Comprehensive Analysis
Over the past five fiscal years (FY2021-FY2025), Paushak Ltd. has showcased the characteristics of a niche, high-margin chemical company undergoing a significant investment phase. The company's performance record is a tale of two distinct aspects: stellar profitability versus inconsistent growth and cash generation. While its moat in phosgene chemistry allows it to command impressive margins, the historical data reveals significant volatility in key performance metrics, which is crucial for an investor to understand.

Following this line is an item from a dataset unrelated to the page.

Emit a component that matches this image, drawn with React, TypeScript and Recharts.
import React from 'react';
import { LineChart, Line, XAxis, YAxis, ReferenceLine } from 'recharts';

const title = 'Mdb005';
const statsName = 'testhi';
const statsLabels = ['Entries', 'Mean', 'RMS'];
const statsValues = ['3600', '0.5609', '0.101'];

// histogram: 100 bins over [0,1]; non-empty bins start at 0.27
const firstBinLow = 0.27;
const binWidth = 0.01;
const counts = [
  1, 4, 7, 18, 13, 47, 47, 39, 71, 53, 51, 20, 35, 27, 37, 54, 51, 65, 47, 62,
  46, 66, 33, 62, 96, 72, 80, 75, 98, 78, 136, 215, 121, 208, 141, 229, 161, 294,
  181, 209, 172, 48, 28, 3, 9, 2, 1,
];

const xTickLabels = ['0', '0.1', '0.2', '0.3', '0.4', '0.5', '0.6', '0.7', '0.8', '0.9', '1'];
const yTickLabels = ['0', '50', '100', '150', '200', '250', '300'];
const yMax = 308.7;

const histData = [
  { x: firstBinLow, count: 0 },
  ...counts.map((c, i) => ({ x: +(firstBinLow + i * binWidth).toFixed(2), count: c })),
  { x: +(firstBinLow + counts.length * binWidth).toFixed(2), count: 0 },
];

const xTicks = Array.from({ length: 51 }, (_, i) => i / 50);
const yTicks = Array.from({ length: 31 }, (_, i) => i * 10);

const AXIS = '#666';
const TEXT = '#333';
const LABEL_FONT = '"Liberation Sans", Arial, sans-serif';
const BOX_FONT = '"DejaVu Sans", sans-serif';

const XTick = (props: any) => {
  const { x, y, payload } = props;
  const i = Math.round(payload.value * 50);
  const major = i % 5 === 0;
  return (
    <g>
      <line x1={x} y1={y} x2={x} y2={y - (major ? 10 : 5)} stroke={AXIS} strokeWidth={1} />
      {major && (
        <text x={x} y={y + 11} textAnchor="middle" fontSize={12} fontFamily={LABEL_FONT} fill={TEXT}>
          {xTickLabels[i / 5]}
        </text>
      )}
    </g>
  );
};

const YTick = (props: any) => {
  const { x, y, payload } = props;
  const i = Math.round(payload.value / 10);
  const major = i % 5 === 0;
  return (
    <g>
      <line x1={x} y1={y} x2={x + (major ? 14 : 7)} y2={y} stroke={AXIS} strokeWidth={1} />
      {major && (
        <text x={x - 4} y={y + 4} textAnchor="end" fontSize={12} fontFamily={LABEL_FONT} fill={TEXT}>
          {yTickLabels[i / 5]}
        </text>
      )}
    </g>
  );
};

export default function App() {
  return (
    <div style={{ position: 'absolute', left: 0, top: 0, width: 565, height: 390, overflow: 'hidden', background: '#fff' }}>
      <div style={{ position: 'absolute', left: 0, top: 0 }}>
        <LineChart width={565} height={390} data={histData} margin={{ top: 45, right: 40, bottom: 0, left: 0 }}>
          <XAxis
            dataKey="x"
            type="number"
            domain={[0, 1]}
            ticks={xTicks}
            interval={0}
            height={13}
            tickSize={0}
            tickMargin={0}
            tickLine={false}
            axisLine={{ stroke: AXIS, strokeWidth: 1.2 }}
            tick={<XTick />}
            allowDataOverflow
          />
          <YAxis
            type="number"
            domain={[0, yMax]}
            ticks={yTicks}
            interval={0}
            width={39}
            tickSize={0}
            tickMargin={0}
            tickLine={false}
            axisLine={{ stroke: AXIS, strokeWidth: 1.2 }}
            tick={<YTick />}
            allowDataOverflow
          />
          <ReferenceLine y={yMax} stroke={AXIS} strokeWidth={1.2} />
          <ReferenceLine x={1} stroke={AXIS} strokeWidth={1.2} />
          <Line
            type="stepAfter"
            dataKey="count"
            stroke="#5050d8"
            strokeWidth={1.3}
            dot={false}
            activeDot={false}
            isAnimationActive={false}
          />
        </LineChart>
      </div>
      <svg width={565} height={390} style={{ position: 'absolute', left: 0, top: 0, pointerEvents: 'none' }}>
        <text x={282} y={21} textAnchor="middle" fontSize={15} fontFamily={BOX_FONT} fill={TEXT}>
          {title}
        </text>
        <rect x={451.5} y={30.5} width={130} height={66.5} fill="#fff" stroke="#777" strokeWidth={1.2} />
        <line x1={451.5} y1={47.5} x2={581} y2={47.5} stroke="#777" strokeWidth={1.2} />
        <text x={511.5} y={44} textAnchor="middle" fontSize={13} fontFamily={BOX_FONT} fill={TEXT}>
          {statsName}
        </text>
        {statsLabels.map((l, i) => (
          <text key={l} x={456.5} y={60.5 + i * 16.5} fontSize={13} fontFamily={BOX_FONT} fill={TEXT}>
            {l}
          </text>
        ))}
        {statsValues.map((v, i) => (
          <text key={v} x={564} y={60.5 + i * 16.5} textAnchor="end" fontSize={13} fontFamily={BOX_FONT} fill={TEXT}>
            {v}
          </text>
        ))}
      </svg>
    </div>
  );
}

From a growth perspective, the record is uneven. Revenue grew at a compound annual growth rate (CAGR) of approximately 10.6% from ₹1,410 million in FY2021 to ₹2,109 million in FY2025. However, this growth was front-loaded, with a significant 41% jump in FY2023, followed by stagnation in the subsequent two years. Similarly, net income grew from ₹373 million to ₹494 million over the period, but earnings per share (EPS) declined in FY2025. On profitability, Paushak has been a strong performer. Its operating margins have consistently remained high, averaging over 27% during the five-year period, far superior to diversified players like Atul Ltd or global giants like BASF. However, these margins have compressed from a peak of 32.3% in FY2021 to 21.6% in FY2025, indicating potential pressure. Return on Equity (ROE) has also seen a decline from nearly 15% to 11.3% over the same period.

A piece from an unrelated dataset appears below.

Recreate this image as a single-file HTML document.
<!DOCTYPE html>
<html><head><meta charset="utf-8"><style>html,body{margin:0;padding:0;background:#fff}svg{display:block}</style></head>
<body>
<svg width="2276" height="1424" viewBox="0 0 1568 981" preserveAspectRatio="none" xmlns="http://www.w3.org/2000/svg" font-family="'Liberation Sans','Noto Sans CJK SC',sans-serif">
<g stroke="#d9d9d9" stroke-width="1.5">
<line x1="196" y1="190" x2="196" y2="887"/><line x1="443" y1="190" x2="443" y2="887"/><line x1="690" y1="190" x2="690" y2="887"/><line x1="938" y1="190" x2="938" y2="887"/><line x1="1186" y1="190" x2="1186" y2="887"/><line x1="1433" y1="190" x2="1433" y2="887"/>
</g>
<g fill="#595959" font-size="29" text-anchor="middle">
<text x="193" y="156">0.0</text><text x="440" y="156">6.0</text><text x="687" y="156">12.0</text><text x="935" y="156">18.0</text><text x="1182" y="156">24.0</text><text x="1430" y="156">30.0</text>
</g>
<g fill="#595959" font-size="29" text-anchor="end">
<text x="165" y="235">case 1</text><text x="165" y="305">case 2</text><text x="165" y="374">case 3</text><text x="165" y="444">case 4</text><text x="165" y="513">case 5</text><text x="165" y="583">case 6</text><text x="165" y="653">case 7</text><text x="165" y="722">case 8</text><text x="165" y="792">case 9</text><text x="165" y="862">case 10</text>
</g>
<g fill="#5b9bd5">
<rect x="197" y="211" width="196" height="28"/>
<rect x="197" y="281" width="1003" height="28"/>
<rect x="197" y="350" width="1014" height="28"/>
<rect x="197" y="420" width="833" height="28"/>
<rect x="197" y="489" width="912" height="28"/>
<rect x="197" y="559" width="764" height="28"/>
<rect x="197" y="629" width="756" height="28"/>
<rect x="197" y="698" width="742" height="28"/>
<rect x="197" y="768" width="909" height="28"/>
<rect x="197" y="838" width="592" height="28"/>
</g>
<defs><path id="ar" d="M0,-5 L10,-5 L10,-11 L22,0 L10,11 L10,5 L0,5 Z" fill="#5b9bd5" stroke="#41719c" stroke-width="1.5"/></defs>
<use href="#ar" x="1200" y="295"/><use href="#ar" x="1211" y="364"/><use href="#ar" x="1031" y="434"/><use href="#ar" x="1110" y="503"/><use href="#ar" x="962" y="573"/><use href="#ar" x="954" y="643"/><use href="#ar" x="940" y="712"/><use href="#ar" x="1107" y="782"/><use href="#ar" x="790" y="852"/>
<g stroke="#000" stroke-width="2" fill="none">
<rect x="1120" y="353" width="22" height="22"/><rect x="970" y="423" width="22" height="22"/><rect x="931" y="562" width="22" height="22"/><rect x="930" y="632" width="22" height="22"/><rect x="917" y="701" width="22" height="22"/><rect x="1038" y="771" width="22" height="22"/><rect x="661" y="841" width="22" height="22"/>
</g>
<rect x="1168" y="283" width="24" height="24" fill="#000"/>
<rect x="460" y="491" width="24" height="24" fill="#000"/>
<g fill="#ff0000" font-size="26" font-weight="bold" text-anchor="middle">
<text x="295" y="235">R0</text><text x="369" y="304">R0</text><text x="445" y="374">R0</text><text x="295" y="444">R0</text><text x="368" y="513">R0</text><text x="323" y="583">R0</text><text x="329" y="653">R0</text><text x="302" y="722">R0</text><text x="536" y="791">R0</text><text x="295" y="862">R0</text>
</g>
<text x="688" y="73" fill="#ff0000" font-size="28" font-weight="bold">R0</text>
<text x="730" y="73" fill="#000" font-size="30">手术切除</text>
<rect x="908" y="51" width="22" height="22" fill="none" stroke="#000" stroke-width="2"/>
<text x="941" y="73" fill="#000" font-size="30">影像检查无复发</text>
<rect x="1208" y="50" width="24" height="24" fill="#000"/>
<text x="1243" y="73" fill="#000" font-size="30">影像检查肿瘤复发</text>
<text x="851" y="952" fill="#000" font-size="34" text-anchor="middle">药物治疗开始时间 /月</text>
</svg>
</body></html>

The most significant weakness in Paushak's past performance is its cash flow reliability. The company reported negative free cash flow (FCF) in three of the last five years, driven by aggressive capital expenditure which peaked at ₹1,605 million in FY2025. This heavy reinvestment, aimed at future growth, has strained its ability to generate cash consistently, a stark contrast to its high net income figures. For shareholders, returns have been a mixed bag. The dividend per share has grown impressively at a 35% CAGR from ₹0.75 in FY2021 to ₹2.50 in FY2025, supported by a low payout ratio. However, the stock's total return has been poor in recent years, with the market capitalization declining for three consecutive years after a massive run-up in FY2021.
In conclusion, Paushak's historical record supports confidence in its core profitability and niche market position but raises questions about its ability to deliver consistent growth and translate profits into cash. The past five years show a company sacrificing short-term cash generation and stable growth for long-term capacity expansion. This makes its past performance record one of high quality mixed with high investment-led volatility, a profile that may not suit all investor types.